Should I choose cash or accrual accounting when I’m setting up my business? Can I choose?
First, make sure you understand the difference between cash and accrual accounting. Read this. Then, it depends what kind of entity your business is. Most of the small businesses that I work with are sole props or LLCs, and they use the cash method of accounting.
Cash accounting is easier. With accrual accounting, you always have to be thinking through when a transaction should take place in the books. With cash accounting, it’s pretty straightforward. So why would you even want accrual accounting? It does a better job of assigning income and expenses to specific periods. If you were looking super closely at monthly or quarterly profits, for example, it would be very important to get the all the income and expenses just right. And make sure that only one month’s worth of any particular expense is in any given month (in cash accounting you can easily end up with two month’s worth of rent in June and no rent in July, for example). But for most businesses, you can just alter the numbers you are looking at on a report to see what profitability would have looked like if you got everything just right. Or look at YTD numbers.

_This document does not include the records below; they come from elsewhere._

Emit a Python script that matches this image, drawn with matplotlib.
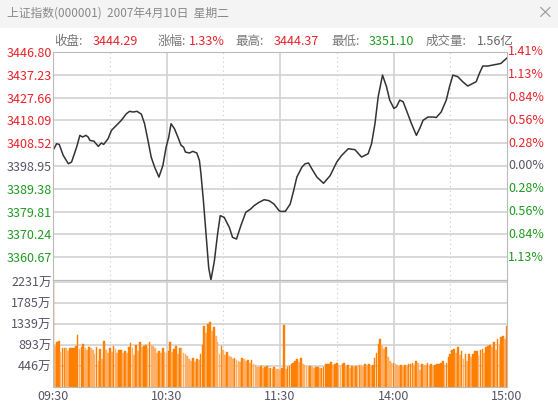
import matplotlib
matplotlib.use("Agg")
import matplotlib.pyplot as plt
import numpy as np

plt.rcParams['font.family'] = ['Noto Sans CJK SC', 'DejaVu Sans']

pre_close = 3398.95
price_ticks = [3446.80, 3437.23, 3427.66, 3418.09, 3408.52, 3398.95, 3389.38, 3379.81, 3370.24, 3360.67]
pct_labels = ["1.41%", "1.13%", "0.84%", "0.56%", "0.28%", "0.00%", "0.28%", "0.56%", "0.84%", "1.13%"]
vol_ticks = [2231, 1785, 1339, 893, 446]
time_labels = ["09:30", "10:30", "11:30", "14:00", "15:00"]
time_pos = [0, 60, 120, 180, 240]

price_min = [0, 1.9, 3.3, 5.4, 8.1, 9.8, 12.5, 14.2, 15.6, 17.4, 18.6, 19.5, 21.6, 23.9, 25.6, 26.8,
             29.1, 30.9, 33.5, 36.1, 38.8, 40.5, 42.3, 44.4, 46.7, 48.4, 50.2, 51.9, 53.7, 56, 58.1,
             59.8, 61.2, 62.4, 64.2, 66, 67.7, 69, 70, 72.1, 73.9, 76, 77.4, 78.2, 79.5, 80.9, 82.3,
             83.5, 85.3, 87, 88.4, 90.5, 93.2, 94.9, 97, 99.3, 101.9, 104.5, 106.3, 108.9, 111.6,
             114.2, 116.8, 119.5,
             120.2, 122.8, 125.4, 127.2, 128.9, 131.6, 133.3, 135.1, 136.8, 139.5, 143, 146.5, 150,
             152.6, 156.1, 159.6, 163.1, 166.6, 168.4, 170.2, 171.9, 174.2, 176.3, 178, 180.2, 181.6,
             183.3, 185.1, 186.8, 189.5, 192.1, 194.2, 195.6, 198.2, 200.9, 202.6, 205.2, 207.9,
             209.6, 211.4, 214, 216.6, 219.3, 221.9, 223.7, 225.4, 227.2, 229.8, 232.4, 235.1,
             236.8, 240]
price_val = [3405.5, 3408.3, 3408.0, 3403.4, 3399.9, 3400.6, 3406.9, 3411.8, 3411.1, 3411.8, 3411.1,
             3409.7, 3409.4, 3407.2, 3408.6, 3408.0, 3410.4, 3413.9, 3416.0, 3418.1, 3420.9, 3421.9,
             3421.6, 3421.9, 3420.7, 3416.7, 3409.7, 3402.7, 3398.5, 3394.3, 3399.2, 3406.9, 3411.1,
             3416.7, 3414.6, 3411.1, 3407.6, 3406.9, 3404.8, 3404.4, 3405.1, 3404.4, 3401.3, 3395.7,
             3384.4, 3370.4, 3356.3, 3351.1, 3359.1, 3370.4, 3378.1, 3377.4, 3373.2, 3369.0, 3368.3,
             3373.9, 3379.5, 3380.9, 3382.3, 3383.7, 3384.8, 3384.4, 3383.0, 3380.2,
             3379.9, 3379.9, 3383.0, 3388.6, 3394.3, 3398.5, 3399.9, 3400.2, 3397.8, 3394.3, 3391.7,
             3394.9, 3400.6, 3403.4, 3406.2, 3405.8, 3402.7, 3404.1, 3408.3, 3416.7, 3428.0, 3437.1,
             3432.2, 3426.6, 3423.1, 3423.8, 3426.6, 3425.9, 3422.4, 3416.7, 3411.8, 3415.3, 3418.1,
             3419.5, 3419.5, 3419.3, 3421.6, 3426.6, 3432.2, 3437.1, 3436.4, 3434.3, 3432.5, 3433.6,
             3434.3, 3437.8, 3440.9, 3440.9, 3441.3, 3441.7, 3442.0, 3444.29]

volume = [2231,
          880, 960, 980, 750, 840, 840, 820, 760, 820, 830,
          840, 880, 1110, 800, 850, 910, 830, 780, 860, 820,
          780, 700, 850, 560, 810, 600, 980, 780, 720, 820,
          750, 880, 800, 720, 780, 780, 720, 760, 720, 850,
          930, 840, 690, 900, 760, 960, 860, 880, 900, 830,
          950, 900, 880, 830, 730, 760, 720, 820, 750, 720,
          760, 960, 740, 810, 870, 700, 830, 820, 720, 700,
          650, 590, 560, 620, 540, 600, 570, 700, 890, 1290,
          1150, 1340, 1380, 1200, 1280, 1090, 960, 700, 870, 780,
          690, 740, 660, 640, 600, 620, 580, 560, 540, 620,
          600, 560, 570, 520, 580, 500, 460, 430, 420, 440,
          400, 420, 440, 400, 410, 380, 420, 390, 380, 360,
          400, 1320, 380, 420, 440, 480, 520, 560, 600, 540,
          620, 500, 460, 440, 420, 450, 430, 400, 420, 420,
          400, 410, 420, 480, 500, 500, 540, 460, 500, 510,
          470, 440, 480, 520, 450, 460, 400, 450, 420, 450,
          440, 470, 460, 420, 500, 460, 480, 450, 460, 620,
          720, 920, 1020, 880, 800, 860, 640, 560, 520, 520,
          480, 460, 450, 470, 420, 460, 440, 480, 500, 520,
          470, 560, 520, 360, 500, 470, 460, 520, 450, 480,
          440, 470, 480, 480, 520, 560, 470, 520, 640, 700,
          780, 800, 720, 860, 680, 760, 600, 700, 560, 700,
          640, 700, 760, 760, 660, 780, 800, 720, 860, 880,
          900, 860, 960, 780, 1020, 900, 1060, 1080, 1020, 1300]

RED = '#e8222a'
GREEN = '#1f9a1f'
GRAY = '#555566'
GRID = '#d2d2d2'
FS = 9

fig = plt.figure(figsize=(5.58, 4.07), dpi=100)
fig.patch.set_facecolor('white')
fig.patches.append(plt.Rectangle((0, 0.93), 1, 0.07, transform=fig.transFigure,
                                 facecolor='#f4f4f4', edgecolor='none', zorder=0))
fig.text(0.012, 0.968, "上证指数(000001)  2007年4月10日  星期二", fontsize=8.5, color='#888888', va='center')
fig.text(0.975, 0.968, "×", fontsize=12, color='#999999', va='center', ha='center')

info = [("收盘:", 0.098, '#777777'), ("3444.29", 0.166, RED), ("涨幅:", 0.283, '#777777'),
        ("1.33%", 0.338, RED), ("最高:", 0.422, '#777777'), ("3444.37", 0.49, RED),
        ("最低:", 0.594, '#777777'), ("3351.10", 0.66, GREEN), ("成交量:", 0.762, '#777777'),
        ("1.56亿", 0.855, '#666666')]
for t, x, c in info:
    fig.text(x, 0.898, t, fontsize=FS, color=c, va='center')

L, W = 0.095, 0.8136
ax = fig.add_axes([L, 0.312, W, 0.5603])
axv = fig.add_axes([L, 0.049, W, 0.263])

for a in (ax, axv):
    a.set_xlim(0, 240)
    for s in a.spines.values():
        s.set_color('#bbbbbb')
    a.tick_params(length=0)
    for xm in (60, 120, 180):
        a.axvline(xm, color=GRID, lw=1.2, zorder=0)
    for xm in (30, 90, 150, 210):
        a.axvline(xm, color='#c8c8c8', lw=0.8, ls=(0, (1, 3)), zorder=0)

ax.set_ylim(3351.10, 3446.80)
for p in price_ticks:
    ax.axhline(p, color=GRID, lw=1.2, zorder=0)
ax.set_yticks(price_ticks)
ax.set_yticklabels([f"{p:.2f}" for p in price_ticks], fontsize=FS)
for lbl, p in zip(ax.get_yticklabels(), price_ticks):
    lbl.set_color(RED if p > pre_close + 0.01 else (GRAY if abs(p - pre_close) < 0.01 else GREEN))
ax.tick_params(axis='y', pad=1)
ax.set_xticks([])
for p, lab in zip(price_ticks, pct_labels):
    c = RED if p > pre_close + 0.01 else (GRAY if abs(p - pre_close) < 0.01 else GREEN)
    ax.text(1.003, p, lab, transform=ax.get_yaxis_transform(), fontsize=FS, color=c,
            va='center', ha='left')
ax.plot(price_min, price_val, color='#333333', lw=1.1)

vol_x = np.arange(len(volume))
cols = ['#ff8000' if i == 0 or volume[i] >= volume[i - 1] else '#ffb066' for i in range(len(volume))]
axv.bar(vol_x, volume, width=0.9, color=cols, edgecolor=cols, linewidth=0.3, zorder=2)
axv.set_ylim(0, 2275)
for v in vol_ticks:
    axv.axhline(v, color=GRID, lw=1.2, zorder=1)
axv.set_yticks(vol_ticks)
axv.set_yticklabels([f"{v}万" for v in vol_ticks], fontsize=FS, color=GRAY)
axv.tick_params(axis='y', pad=1)
axv.set_xticks(time_pos)
axv.set_xticklabels(time_labels, fontsize=FS, color=GRAY)
axv.tick_params(axis='x', pad=2)

fig.savefig("out.png", dpi=100)
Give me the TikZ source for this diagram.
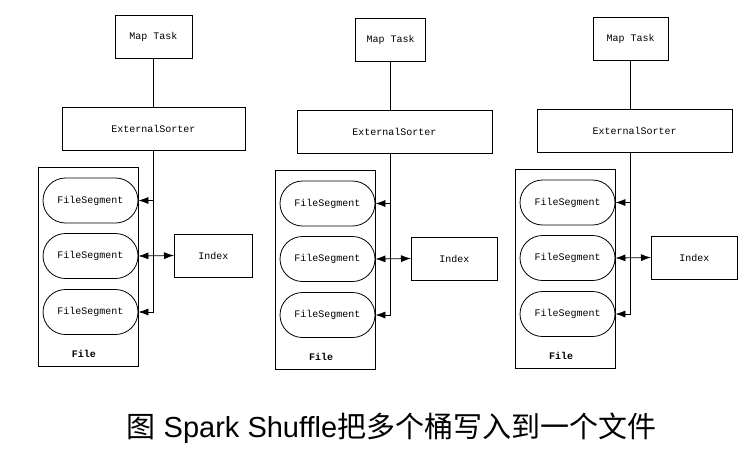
\documentclass[tikz,border=0pt]{standalone}
\usepackage{fontspec}
\setmainfont{Liberation Sans}
\setmonofont{Liberation Mono}
\newfontfamily\cjk{Noto Sans CJK SC}
\usetikzlibrary{arrows.meta,shapes.misc}

\tikzset{
  box/.style={draw, line width=0.8pt, inner sep=0pt, font=\ttfamily\fontsize{10}{12}\selectfont},
  seg/.style={box, rounded rectangle, minimum width=95pt, minimum height=45pt},
  tip/.style={-{Latex[length=10pt,width=7pt]}, line width=0.8pt},
  dtip/.style={{Latex[length=10pt,width=7pt]}-{Latex[length=10pt,width=7pt]}, line width=0.8pt},
}

\begin{document}
\begin{tikzpicture}[x=1pt,y=-1pt]
\useasboundingbox (0,0) rectangle (741,453);

% one map task per copy
\foreach \n/\dx/\dy/\mw/\ex/\ew/\iw in {a/0/0/77/153.5/183/78, b/237/3/70/157.5/195/86, c/477/2/75/157.5/195/86}{
  \begin{scope}[shift={(\dx,\dy)}]
    \coordinate (v\n) at (153,0);
    \node[box, minimum width=\mw pt, minimum height=43pt] (mt\n) at (153.5,36.5) {Map Task};
    \node[box, minimum width=\ew pt, minimum height=43pt] (es\n) at (\ex,128.5) {ExternalSorter};

    % the file and its segments
    \node[box, minimum width=100pt, minimum height=199pt] (f\n) at (88,266.5) {};
    \node[seg] (s1\n) at (90.5,200.5) {FileSegment};
    \node[seg] (s2\n) at (90.5,256) {FileSegment};
    \node[seg] (s3\n) at (90.5,312) {FileSegment};
    \node[font=\ttfamily\bfseries\fontsize{10}{12}\selectfont] (fl\n) at (84,354) {File};

    \node[box, anchor=west, minimum width=\iw pt, minimum height=43pt] (ix\n) at (174,255.5) {Index};

    \draw[line width=0.8pt] (mt\n.south) -- (mt\n.south |- es\n.north);
    \draw[tip] (v\n |- es\n.south) |- (s3\n.east);
    \draw[tip] (v\n |- s1\n.east) -- (s1\n.east);
    \draw[dtip] (s2\n.east) -- (ix\n.west);
  \end{scope}
}

\node[font=\fontsize{29}{29}\selectfont] (cap) at (391.5,428) {{\cjk 图} Spark Shuffle{\cjk 把多个桶写入到一个文件}};

\end{tikzpicture}
\end{document}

Getting the precision of accrual accounting is just not worth it for most smaller, simpler operations.
Some businesses aren’t allowed to use the cash method. (C Corps that make more than an average of $25M per year; tax shelters; and partnerships where one of the partners is a C Corp and the partnership makes more than an average of $25M per year).
You can switch from one method to another, but you have to get IRS approval.
I recommend using the cash method unless you can’t or you know a very good reason why you shouldn’t.